There are few things more fundamental to the Catholic faith than the seven sacraments: baptism, Eucharist, reconciliation, confirmation, marriage, holy orders, and anointing of the sick. The Church teaches that these sacraments were instituted by Jesus during his public ministry as a means by which God could continue to bestow His grace on human beings.
The nature of the sacraments is described by the Catechism of the Catholic Church as follows: “The seven sacraments are efficacious signs of grace instituted by Christ and entrusted to the Church, by which divine life is dispensed to us. The visible rites by which the sacraments are celebrated signify and make present the grace proper to each sacrament. They bear fruit in those who receive them with the required dispositions.”
Father Robert Spitzer, S.J., president of the Magis Center of Reason and Faith in Garden Grove, compares the effect of receiving the sacraments, especially reconciliation and the Eucharist, which can be received repeatedly, to the effect of a good, positive friendship. “If you spend a lot of time with a friend, a part of them rubs off on you, especially if we are open and loving with that person,” Fr. Spitzer says. “The Lord starts to rub off on you through the sacraments. The more you receive the sacraments, the more you are going to be transformed into the heart of Christ.”
To better understand the role of the sacraments in the lives of Catholics, it must be accepted that God designed the rites with human nature in mind. Although the grace received is invisible, it is conveyed through materials and signs that are easily recognized and understood. These are the cleansing water of baptism, the bread and wine as Jesus used them at the Last Supper with His disciples to institute the Eucharist, the oil used in anointing, and the prayerful laying on of hands.

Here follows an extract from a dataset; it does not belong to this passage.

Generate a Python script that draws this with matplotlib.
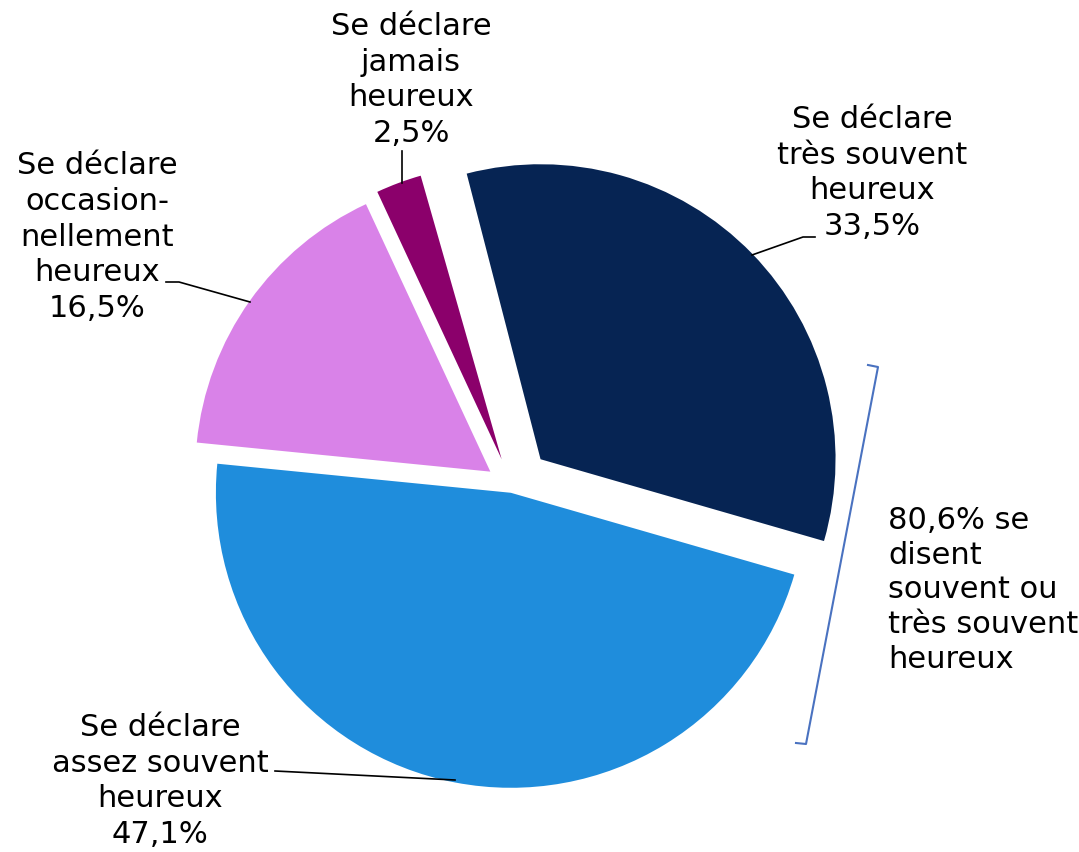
import matplotlib.pyplot as plt

# data
labels = ["Se déclare\ntrès souvent\nheureux\n33,5%",
          "Se déclare\nassez souvent\nheureux\n47,1%",
          "Se déclare\noccasion-\nnellement\nheureux\n16,5%",
          "Se déclare\njamais\nheureux\n2,5%"]
shares = [33.5, 47.1, 16.5, 2.5]
colors = ["#062453", "#1f8ddc", "#d982e8", "#8b006b"]
explode = [0.135, 0.02, 0.09, 0.1]
bracket_text = "80,6% se\ndisent\nsouvent ou\ntrès souvent\nheureux"

W, H = 1079, 853
R = 295
fig = plt.figure(figsize=(W / 100, H / 100), dpi=100)
ax = fig.add_axes([0, 0, 1, 1])

# explode in pie is absolute, so scale by radius
ax.pie([s / 100 for s in shares], colors=colors, explode=[e * R for e in explode],
       startangle=104.5, counterclock=False, normalize=False,
       center=(512, H - 488), radius=R,
       wedgeprops=dict(linewidth=0))

ax.set_xlim(0, W)
ax.set_ylim(0, H)
ax.set_aspect("equal")
ax.axis("off")

fs = 22
tk = dict(ha="center", va="center", fontsize=fs, linespacing=1.3,
          family="DejaVu Sans", color="black")

def Y(y):
    return H - y

# labels (x, y centre in px from top)
pos = [(872, 173), (160, 781), (97, 237), (411, 80)]
for lab, (x, y) in zip(labels, pos):
    ax.text(x, Y(y), lab, **tk)

# leader lines
lines = [
    ([752, 803, 815], [256, 238, 238]),
    ([455, 275], [781, 772]),
    ([166, 179, 250], [283, 283, 303]),
    ([402, 402], [152, 184]),
]
for xs, ys in lines:
    ax.plot(xs, [Y(v) for v in ys], color="black", lw=1.2)

# bracket
bc = "#4a72c0"
ax.plot([868, 878, 806, 796], [Y(366), Y(368), Y(745), Y(744)], color=bc, lw=1.5)
ax.text(888, Y(590), bracket_text, ha="left", va="center", fontsize=fs,
        linespacing=1.25, family="DejaVu Sans")

fig.savefig("out.png", dpi=100)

It should also be known that the God-given gift of free will plays a role in the reception of the sacraments. Although the amount of grace flowing from God through the sacraments is infinite, the amount of grace that each person receives can be affected by each person’s attitude, the “required dispositions” mentioned in the catechism. For example, the greater the sense of sorrow and contrition brought to the sacrament of reconciliation or the greater the sense of joy and love when receiving the Eucharist, the greater will be the grace received from those sacraments. Free will can work in the other direction, as well. A willful attitude to refuse the grace being offered can prevent a sacrament’s grace from entering the soul.
As to the person administering the sacrament, there are three requirements. He must have the power to administer the sacrament, the intention of administering the sacrament, and properly perform the ceremonies of the sacrament.

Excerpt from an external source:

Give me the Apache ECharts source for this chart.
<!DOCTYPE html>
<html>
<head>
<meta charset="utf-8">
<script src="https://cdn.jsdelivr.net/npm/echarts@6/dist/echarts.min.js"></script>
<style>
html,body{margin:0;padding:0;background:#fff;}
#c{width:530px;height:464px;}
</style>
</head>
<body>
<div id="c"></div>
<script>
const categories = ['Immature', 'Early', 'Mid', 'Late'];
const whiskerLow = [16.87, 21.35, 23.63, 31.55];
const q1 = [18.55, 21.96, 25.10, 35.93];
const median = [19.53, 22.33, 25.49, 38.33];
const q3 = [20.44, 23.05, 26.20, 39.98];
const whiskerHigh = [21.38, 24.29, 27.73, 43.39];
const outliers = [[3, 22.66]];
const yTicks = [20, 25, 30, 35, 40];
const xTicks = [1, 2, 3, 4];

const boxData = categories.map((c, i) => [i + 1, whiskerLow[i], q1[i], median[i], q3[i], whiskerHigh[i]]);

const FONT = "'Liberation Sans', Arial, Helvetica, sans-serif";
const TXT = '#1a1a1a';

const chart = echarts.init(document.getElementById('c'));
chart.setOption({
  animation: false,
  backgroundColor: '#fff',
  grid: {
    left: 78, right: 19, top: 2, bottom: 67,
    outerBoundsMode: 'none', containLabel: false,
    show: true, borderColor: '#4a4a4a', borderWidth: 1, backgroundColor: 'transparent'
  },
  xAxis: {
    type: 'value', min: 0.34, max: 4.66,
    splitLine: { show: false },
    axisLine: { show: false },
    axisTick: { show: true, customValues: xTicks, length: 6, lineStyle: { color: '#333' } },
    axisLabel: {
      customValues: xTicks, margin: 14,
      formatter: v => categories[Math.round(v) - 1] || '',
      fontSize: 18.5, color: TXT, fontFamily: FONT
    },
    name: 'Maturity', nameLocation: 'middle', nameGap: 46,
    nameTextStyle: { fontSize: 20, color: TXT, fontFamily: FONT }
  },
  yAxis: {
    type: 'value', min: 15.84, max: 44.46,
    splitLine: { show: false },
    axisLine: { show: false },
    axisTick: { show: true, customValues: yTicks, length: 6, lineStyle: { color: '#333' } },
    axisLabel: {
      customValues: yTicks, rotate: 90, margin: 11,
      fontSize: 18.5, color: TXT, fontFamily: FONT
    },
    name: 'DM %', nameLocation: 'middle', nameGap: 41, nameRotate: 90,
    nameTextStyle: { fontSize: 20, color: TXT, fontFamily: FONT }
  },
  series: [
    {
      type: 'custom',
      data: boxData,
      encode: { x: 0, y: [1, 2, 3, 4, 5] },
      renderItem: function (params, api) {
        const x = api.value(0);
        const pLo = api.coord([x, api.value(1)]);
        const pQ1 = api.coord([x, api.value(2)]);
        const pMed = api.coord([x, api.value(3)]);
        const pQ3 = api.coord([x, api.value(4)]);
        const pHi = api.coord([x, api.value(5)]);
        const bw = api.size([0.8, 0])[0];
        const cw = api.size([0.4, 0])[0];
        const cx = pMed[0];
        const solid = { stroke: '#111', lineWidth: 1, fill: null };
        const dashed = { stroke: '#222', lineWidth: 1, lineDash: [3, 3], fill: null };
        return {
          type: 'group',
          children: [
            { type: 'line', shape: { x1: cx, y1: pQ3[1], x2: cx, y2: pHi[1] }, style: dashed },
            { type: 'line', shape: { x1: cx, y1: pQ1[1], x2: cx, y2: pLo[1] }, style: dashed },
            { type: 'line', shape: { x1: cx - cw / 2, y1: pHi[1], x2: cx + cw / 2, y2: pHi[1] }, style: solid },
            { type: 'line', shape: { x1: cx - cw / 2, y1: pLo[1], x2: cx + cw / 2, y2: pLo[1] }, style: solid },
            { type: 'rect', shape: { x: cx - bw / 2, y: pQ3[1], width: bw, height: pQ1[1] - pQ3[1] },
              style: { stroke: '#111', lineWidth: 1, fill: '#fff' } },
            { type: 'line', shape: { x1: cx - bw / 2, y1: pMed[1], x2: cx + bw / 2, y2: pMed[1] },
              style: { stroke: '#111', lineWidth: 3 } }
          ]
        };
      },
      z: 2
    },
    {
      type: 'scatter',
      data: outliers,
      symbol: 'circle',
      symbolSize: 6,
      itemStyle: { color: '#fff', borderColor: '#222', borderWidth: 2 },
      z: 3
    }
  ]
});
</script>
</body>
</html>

All of the sacraments give God’s sanctifying grace and, as Fr. Spitzer points out, were instituted by Jesus for four distinct reasons—to touch and transform us, to deliver God’s healing light, strengthening the sense of community with the mystical body of the Church, and relief from sin.
Baptism, whether received as an infant or an adult, is the first step in a lifelong journey of commitment to the faith and the gateway to receiving the other sacraments. As recipients perceive the real presence of Jesus in the Eucharist and partake of His Body and Blood, they are nourished spiritually and brought closer to God. In reconciliation, also known as penance, the faithful find God’s unconditional forgiveness. Confirmation is a sacrament of mature Christian commitment that is often associated with the gifts of the Holy Spirit. Anointing of the sick, once known as the last rites or extreme unction, offers strength in illness or prepares one to meet death unafraid.

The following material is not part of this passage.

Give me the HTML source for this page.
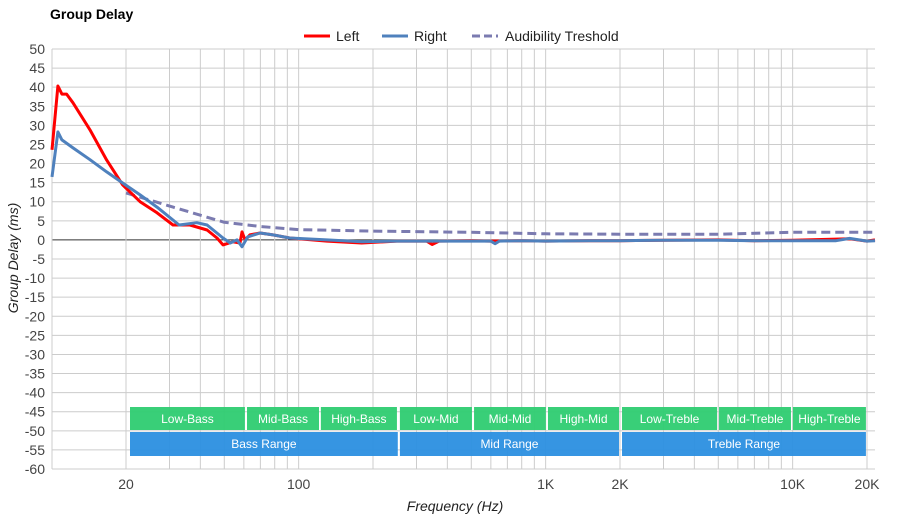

The remaining two sacraments, marriage and holy orders, hold a rather unique place among the seven. Each one imposes upon the recipient responsibility for the souls of others and only rarely do people receive both in their lifetimes. In marriage, the loving union of husband and wife speaks plainly of God’s family values, in part by bringing children into the world and building the mystical body of the Church. Through holy orders, the ordained priest vows to serve God’s people and lead them to holiness, and to set an example as the visible presence of Jesus.
Seven sacraments—seven gifts from God to His people, instituted by Jesus Christ during his ministry on earth. As such, no earthly human power, not even the Church or a pope, can institute a new sacrament or alter an existing one. They will be here for the faithful until Christ returns, enriching their souls by adding the fuel of God’s grace to the spiritual fires within them.